The absence of conventional doors on many high-performance race cars, such as Formula 1 single-seaters, NASCAR stock cars, and Le Mans prototypes, is a deliberate design choice that separates purpose-built racing machines from their street-legal counterparts. This fundamental difference is not about driver convenience but about maximizing performance and, more importantly, ensuring the highest level of occupant safety. The design priorities of competition vehicles dictate that the structure, aerodynamics, and weight must be optimized to an extreme degree, necessitating the removal of the traditional door opening.
Maximizing Structural Rigidity and Safety
A primary factor in eliminating doors is the massive gain in structural rigidity, which is paramount for both handling and driver protection. A door opening, even when closed, represents a significant discontinuity or hole in the vehicle’s monocoque or space-frame chassis. This opening introduces a structural weakness, allowing the chassis to flex and twist under the extreme forces encountered during high-speed cornering and braking, a phenomenon known as torsional deflection.
Eliminating the door allows engineers to create a continuous, fully welded structure, effectively transforming the chassis into a torsionally stiff box. In many racing series, this is achieved by integrating a multi-point roll cage, or “safety cell,” directly into the chassis design, often including multiple horizontal steel “door bars” where the door would normally be located. These fixed, tubular steel bars are engineered specifically to absorb and deflect enormous amounts of energy during a side-impact collision.
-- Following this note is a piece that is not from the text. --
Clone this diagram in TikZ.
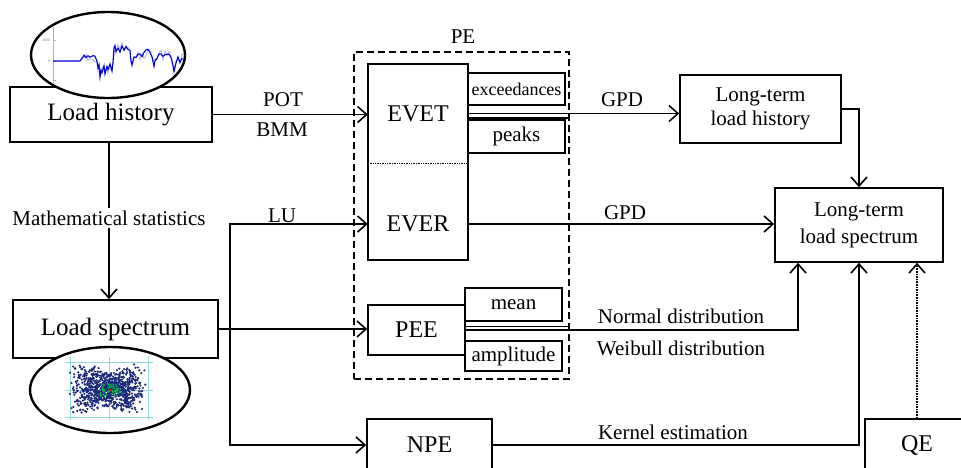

The integrity of this safety cell is the difference between survival and serious injury in a crash, particularly a T-bone impact. A conventional hinged door, with its necessary gap, latch, and hinge points, cannot provide the same level of side-intrusion resistance as a fixed, fully integrated tubular steel structure. This fixed, high side-sill structure forms a protective barrier for the driver, who is secured within the cell by a multi-point racing harness, making the traditional door opening redundant for ingress and egress.
Aerodynamic Efficiency and Weight Reduction
Performance gains are another major consequence of removing functional doors, specifically through enhanced aerodynamic efficiency and overall vehicle mass reduction. Traditional doors require panel gaps, seams, exterior handles, and hinges, all of which disrupt the smooth flow of air over the vehicle’s body. These interruptions generate localized turbulence, increasing aerodynamic drag and potentially compromising the effectiveness of downforce-generating surfaces.
By replacing the complex door assembly with a smooth, fixed body panel, race car designers maintain a continuous surface contour, which is essential for optimal airflow management. This smoother surface allows the air to remain attached to the bodywork for longer, minimizing drag and maximizing the efficiency of components like diffusers and rear wings. The bodywork essentially becomes one uninterrupted aerodynamic shell.
The elimination of traditional door components also leads to a significant reduction in overall vehicle mass. A standard street car door contains substantial weight, including internal reinforcement beams, power window motors, latch mechanisms, wiring, and sound-deadening material. By substituting this complex assembly with a lightweight, fixed composite panel, engineers can shed several pounds from the vehicle’s side. This mass reduction lowers the car’s center of gravity and improves the power-to-weight ratio, directly translating to faster acceleration, improved braking, and better handling characteristics.
Alternative Entry and Egress Methods
Since the vehicle structure prioritizes safety and performance over convenience, drivers must use alternative methods to enter and exit the cockpit. In many closed-cockpit cars, such as NASCAR stock cars, the driver climbs through the window opening. The driver often removes the quick-release steering wheel, a standard feature in most race cars, to create the necessary space for their shoulders and torso to pass through the relatively small opening.
For open-wheel cars and some sports prototypes, the driver typically climbs over the high side-protection structure and drops down into the seat. Racing regulations, such as those governed by the FIA, mandate specific requirements for emergency egress, demanding that the driver must be able to exit the cockpit within a very short time frame, often five to ten seconds, without any external assistance. This mandatory evacuation test ensures that in the event of an accident or fire, the driver can rapidly escape through the window opening or a designated escape hatch, which serves as the true emergency exit in a doorless design.